Na forma complicada, o sintoma mais comum é a dispneia. Pode haver necessidade de inotrópicos ou suporte circulatório em até 32% dos casos. Essa situação é chamada de miocardite fulminante.
Diagnóstico
O primeiro exame na suspeita de miocardite é o ecocardiograma. Ele pode apresentar:
- Fração de ejeção reduzida
- Disfunção segmentar do ventrículo esquerdo
- Aumento do diâmetro diastólico final do ventrículo esquerdo
- Excursão sistólica do plano do anel tricúspide (tricuspid annular plane systolic excursion, o TAPSE) menor que 18 mm
- Sinais de disfunção de ventrículo direito.
As ferramentas diagnósticas para miocardite incluem a ressonância magnética e biópsia endomiocárdica.
A biópsia endomiocárdica é o exame padrão ouro para diagnosticar a etiologia do quadro e deve ser considerada em pacientes que apresentam suspeita de miocardite e:
- Choque cardiogênico
- Arritmias ventriculares ou bloqueios atrioventriculares (Mobitz 2 ou total)
- Eosinofilia
- Uso recente de inibidores de checkpoint
- Marcadores de necrose miocárdica persistentemente elevados, principalmente na suspeita de doença autoimune.
O achado diagnóstico na biópsia é a presença de infiltrado inflamatório com necrose ou degeneração de miócitos adjacentes.
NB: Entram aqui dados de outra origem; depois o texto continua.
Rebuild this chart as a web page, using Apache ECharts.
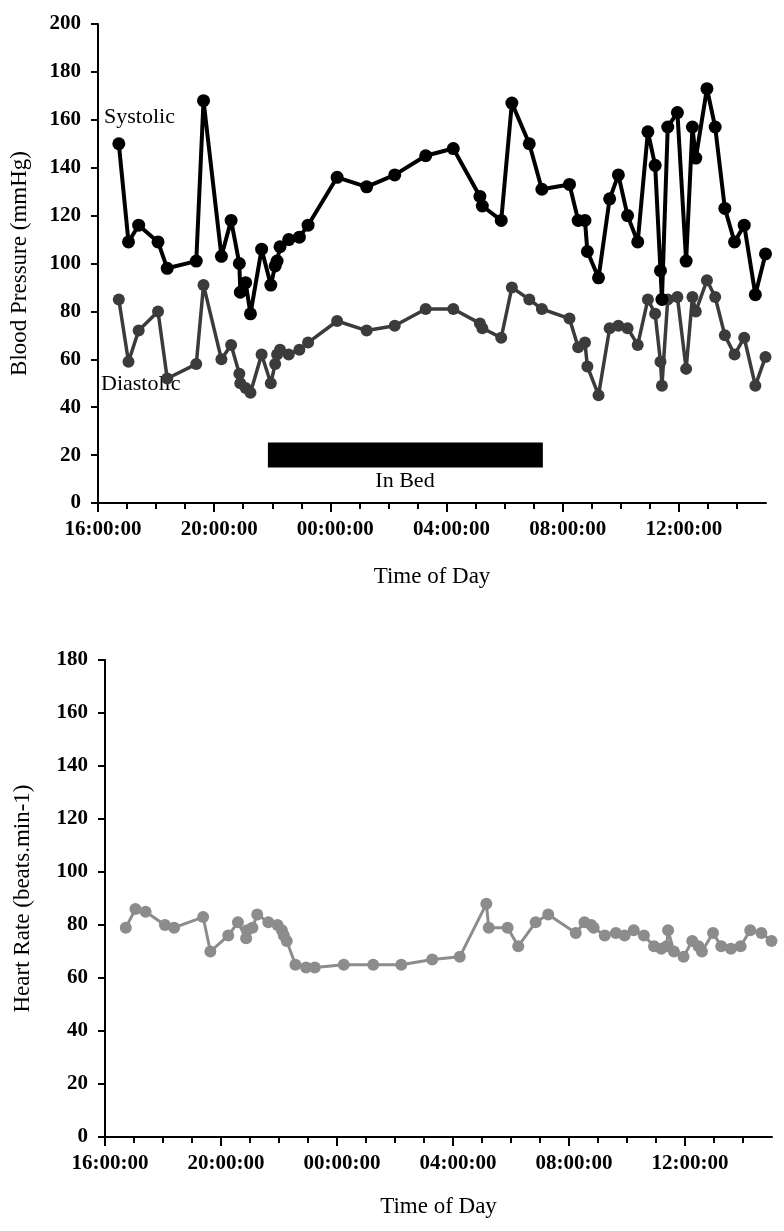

O exame possui maior acurácia quando realizado dentro de duas semanas dos sintomas. A diferenciação em subtipos de infiltrado (linfocítico, eosinofílico, células gigantes, sarcoidose) determina prognóstico e tratamento diferentes. É recomendada a pesquisa de vírus na amostra por meio de reação em cadeia de polimerase (PCR).
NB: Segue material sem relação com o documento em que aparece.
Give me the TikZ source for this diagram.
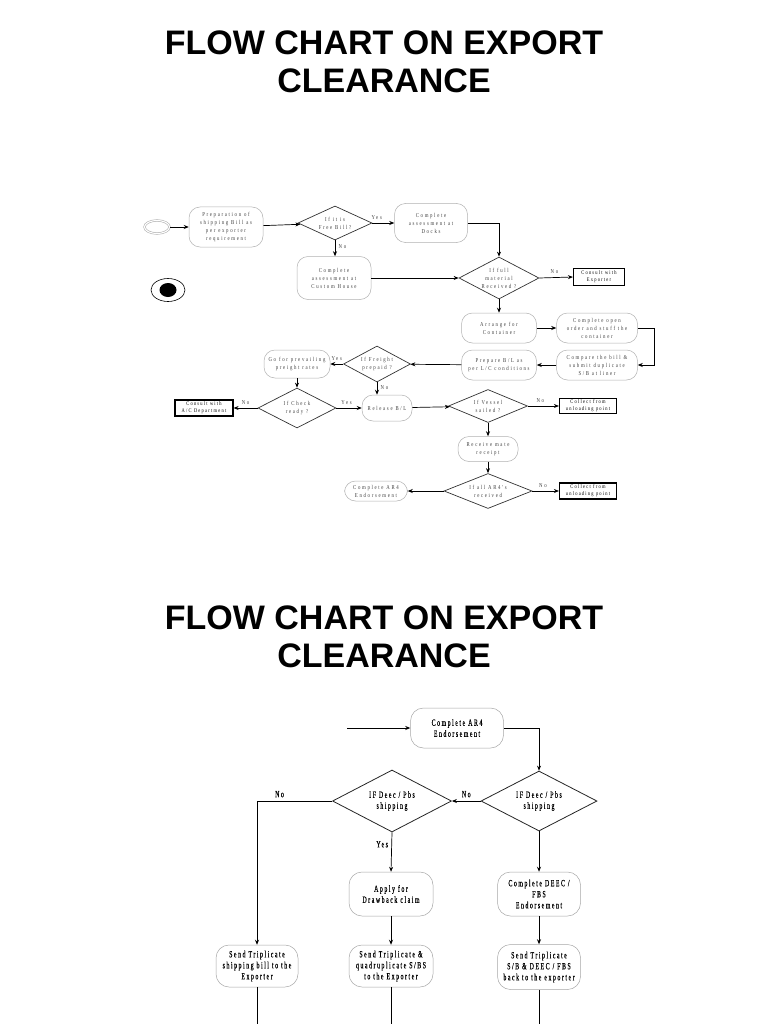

A ressonância magnética (RM) cardíaca possui alta sensibilidade se realizada dentro de duas a três semanas do início do quadro. A diretriz brasileira recomenda a realização de ressonância magnética em todo paciente que possuir elevação dos marcadores de necrose miocárdica e coronárias normais na avaliação angiográfica.
O critério diagnóstico de Lake Louise auxilia a entender as alterações vistas na RM (tabela 2) [9]. O objetivo da RM é detectar presença de edema miocárdico, indicando inflamação, ou sinais de necrose e fibrose não compatíveis com área isquêmicas (território coronariano e região subendocárdica).
Tratamento
O manejo da miocardite é dividido em duas etapas: suporte e tratamento específico. As medidas de suporte são destinadas aos casos de insuficiência cardíaca por miocardite. As terapias medicamentosas indicadas para outras causas de insuficiência cardíaca também se aplicam aqui. Inotrópicos e terapias avançadas seguem as mesmas indicações de outras causas de choque cardiogênico.
O tratamento específico varia conforme a etiologia. Casos virais são manejados exclusivamente com terapia de suporte, uma vez que não há antivirais indicados.
Corticosteroides possuem indicações específicas, não havendo benefício para pacientes sem diagnóstico etiológico estabelecido. As situações que se beneficiam de corticoterapia são:
- Sarcoidose
- Miocardite eosinofílica (não relacionada a parasitose)
- Miocardite de células gigantes
- Febre reumática
- Miocardite associada a uso de inibidores de checkpoint
- Miocardite associada a doenças autoimunes (lúpus, artrite reumatoide, Behçet, granulomatose eosinofílica com poliangeíte)
Se o paciente apresenta miocardite fulminante de provável etiologia imune, a American Heart Association sugere uso de metilprednisolona 1000 mg antes da confirmação por biópsia [10].
Pacientes com quadro de miocardite devem ser afastados de atividades físicas por três a seis meses.